New stadium and design: Present and future of Ludogorets Razgrad


New stadium and design: Present and future of Ludogorets Razgrad Big team from a small town, you already know many such success stories. This one dominated Bulgarian football in recent years and doesn’t seem to be ending soon.

They’ve just left Champions League and went to Europa League knock-out phase. Ludogorets Razgrad are fairly famous nowadays, but if you haven’t heard of them too much, don’t beat yourselves just yet. It’s a team that, despite inheriting a half-century long history, is fairly new.

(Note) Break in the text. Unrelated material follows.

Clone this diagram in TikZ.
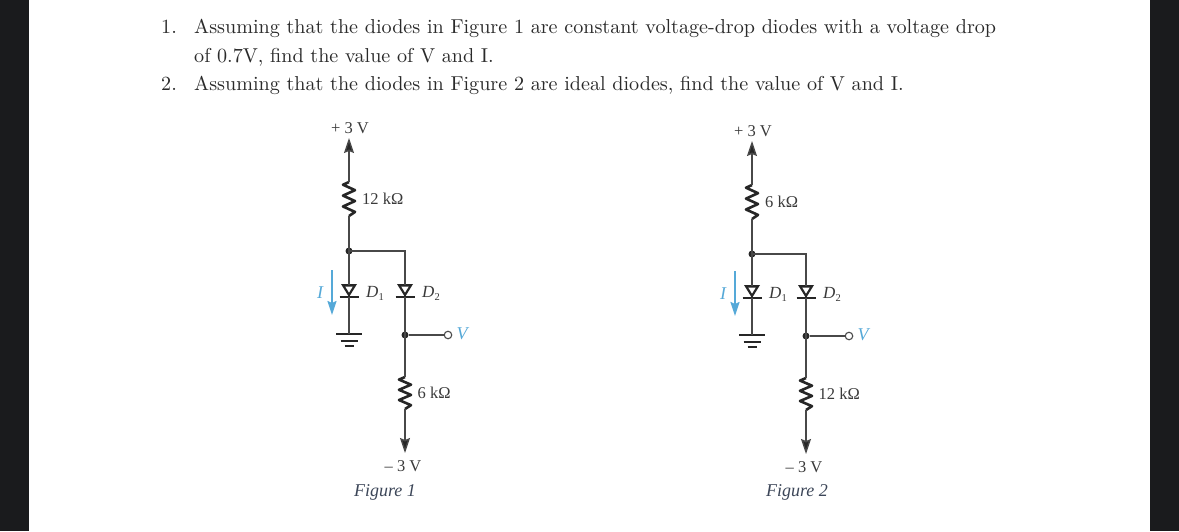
\documentclass[tikz,border=0pt]{standalone}
\usepackage{fontspec}
\usetikzlibrary{arrows.meta}
\newfontfamily\figfont{Liberation Serif}
\newfontfamily\bodyfont[Extension=.otf]{lmroman10-regular}
\definecolor{frame}{HTML}{1A1B1D}
\definecolor{ink}{HTML}{2A2A2A}
\definecolor{wire}{HTML}{484848}
\definecolor{labc}{HTML}{3A3A3A}
\definecolor{dark}{HTML}{262626}
\definecolor{blue1}{HTML}{55A9D8}
\definecolor{cap}{HTML}{3C4658}
\tikzset{
  x=1pt,y=-1pt,
  wireline/.style={draw=wire,line width=1.4pt},
  headline/.style={wireline,-{Stealth[length=15pt,width=10pt,inset=2pt,fill=dark]}},
  bodytext/.style={anchor=base west,inner sep=0pt,text=ink,font=\bodyfont\fontsize{20.12}{24}\selectfont},
  lab/.style={inner sep=0pt,text=labc,font=\figfont\fontsize{16.5}{20}\selectfont},
  dlab/.style={inner sep=0pt,text=labc,font=\figfont\itshape\fontsize{17}{20}\selectfont},
  bluelab/.style={inner sep=0pt,text=blue1,font=\figfont\itshape\fontsize{18}{20}\selectfont},
  figcap/.style={inner sep=0pt,text=cap,font=\figfont\itshape\fontsize{18}{20}\selectfont},
  dotnode/.style={circle,fill=dark,inner sep=0pt,minimum size=7pt},
  opennode/.style={circle,draw=wire,fill=white,line width=1.1pt,inner sep=0pt,minimum size=7.5pt},
  pics/diode/.style={code={
    \coordinate (-top) at (0,-6);
    \coordinate (-bot) at (0,6);
    \fill[dark] (-8,-7) -- (8,-7) -- (0,6) -- cycle;
    \fill[white] (-3.6,-4.3) -- (3.6,-4.3) -- (0,1.6) -- cycle;
    \draw[dark,line width=2.2pt] (-9.5,6) -- (9.5,6);
  }},
  pics/gnd/.style={code={
    \coordinate (-top) at (0,0);
    \draw[dark,line width=2.2pt] (-13,0) -- (13,0);
    \draw[dark,line width=2pt] (-8.5,6.5) -- (8.5,6.5);
    \draw[dark,line width=2pt] (-4.5,12) -- (4.5,12);
  }},
  pics/resistor/.style={code={
    \coordinate (-top) at (0,0);
    \coordinate (-bot) at (0,#1);
    \draw[dark,line width=2.6pt,line join=round]
      (0,0) -- (-6,.08*#1) -- (6,.24*#1) -- (-6,.40*#1) -- (6,.56*#1)
      -- (-6,.72*#1) -- (6,.88*#1) -- (0,#1);
  }},
}
% #1 prefix, #2 left x, #3 right x, #4 top offset, #5 bottom offset, #6 top R, #7 bottom R, #8 caption, #9 caption x
\newcommand{\fullcircuit}[9]{%
  \node[lab] (#1sup) at ({#2+1},{128+#4}) {+ 3 V};
  \coordinate (#1tip) at (#2,{138+#4});
  \pic (#1rt) at (#2,{182+#4}) {resistor=34};
  \node[lab,anchor=west] (#1rtl) at ({#2+13},{199+#4}) {#6};
  \node[dotnode] (#1j) at (#2,{251+#4}) {};
  \coordinate (#1c) at (#3,{251+#4});
  \pic (#1da) at (#2,{291+#5}) {diode};
  \pic (#1db) at (#3,{291+#5}) {diode};
  \node[dlab] (#1dal) at ({#2+26},{293+#5}) {D\raisebox{-3pt}{\figfont\upshape\fontsize{10.5}{12}\selectfont 1}};
  \node[dlab] (#1dbl) at ({#3+26},{293+#5}) {D\raisebox{-3pt}{\figfont\upshape\fontsize{10.5}{12}\selectfont 2}};
  \pic (#1g) at (#2,{334+#5}) {gnd};
  \node[dotnode] (#1o) at (#3,{335+#5}) {};
  \node[opennode] (#1v) at ({#3+43},{335+#5}) {};
  \node[bluelab] (#1vl) at ({#3+57},{334+#5}) {V};
  \pic (#1rb) at (#3,{377+#5}) {resistor=32};
  \node[lab,anchor=west] (#1rbl) at ({#3+12.5},{393+#5}) {#7};
  \coordinate (#1end) at (#3,{453+#5});
  \node[lab] (#1neg) at ({#3-2},{466+#5}) {– 3 V};
  \coordinate (#1ia) at ({#2-17},{270+#5});
  \coordinate (#1ib) at ({#2-17},{315+#5});
  \node[bluelab] (#1il) at ({#2-29},{293+#5}) {I};
  \node[figcap] (#1cap) at (#9,492.5) {#8};
  \draw[headline] (#1rt-top) -- (#1tip);
  \draw[wireline] (#1rt-bot) -- (#1j.center);
  \draw[wireline] (#1j.center) -- (#1da-top);
  \draw[wireline] (#1j.center) -- (#1c) -- (#1db-top);
  \draw[wireline] (#1da-bot) -- (#1g-top);
  \draw[wireline] (#1db-bot) -- (#1o.center);
  \draw[wireline] (#1o) -- (#1v);
  \draw[wireline] (#1o.center) -- (#1rb-top);
  \draw[headline] (#1rb-bot) -- (#1end);
  \draw[draw=blue1,line width=1.7pt,-{Stealth[length=14pt,width=9pt,inset=2pt]}] (#1ia) -- (#1ib);
}
\begin{document}
\begin{tikzpicture}
\useasboundingbox (0,0) rectangle (1179,531);
\fill[white] (0,0) rectangle (1179,531);
\fill[frame] (0,0) rectangle (29,531);
\fill[frame] (1150,0) rectangle (1179,531);
\node[bodytext] (n1) at (161,33.5) {1.};
\node[bodytext] (t1) at (194,33.5) {Assuming that the diodes in Figure 1 are constant voltage-drop diodes with a voltage drop};
\node[bodytext] (t1b) at (194,62) {of 0.7V, find the value of V and I.};
\node[bodytext] (n2) at (161,90.5) {2.};
\node[bodytext] (t2) at (194,90.5) {Assuming that the diodes in Figure 2 are ideal diodes, find the value of V and I.};
\fullcircuit{a}{349}{405}{0}{0}{12 kΩ}{6 kΩ}{Figure 1}{385}
\fullcircuit{b}{752}{806}{3}{1}{6 kΩ}{12 kΩ}{Figure 2}{797}
\end{tikzpicture}
\end{document}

Established in its current form 2001, it raised to power after having been injected with big funds by millionaire Kiril Domuschiev. This allowed them to reach the second league in 2010, the top flight in 2011 and by 2012 they were already champions of Bulgaria.

Since then they’ve enjoyed five straight championships and earned quite some… animosity in other parts of the country. After all, it’s a small town team with little history or identity, reinvented in recent years. Like Hoffenheim, RB or Nieciecza this team isn’t particularly liked. Which is also why their stadium hasn’t been growing fast since the success.

Ludogorets Arena© PFC Ludogorets

The first stadium for Ludogorets was built back in 1954 and named after Dyanko Stefanov. Simple athletic ground with low landfill stands was sufficient for a team playing on regional level. It remained so until 2000s when Domuschiev invested in Ludogorets.

Significant public investment was made in order for the stadium to be compliant with upper league requirements, including floodlights and seats, eventually even bringing curved ends closer to the field and adding front rows along both sides.

Ludogorets Arena© PFC Ludogorets

In 2014-2015 the first brand new grandstand was built in the south, first part of the stadium’s complete reconstruction. It cost BGN 4 million ($2m) of public funds as the stadium was taxpayer-owned. The new grandstand brought 2,308 covered seats but is only part one of four.

After Ludogorets secured a 35-year lease just last week, the team pledged to build three remaining new stands with private funding. Over a decade they’re expected to invest BGN 18.5 million ($10m), adding to the 4 million already spent. The result should be a Category 4 stadium for 12,500 people.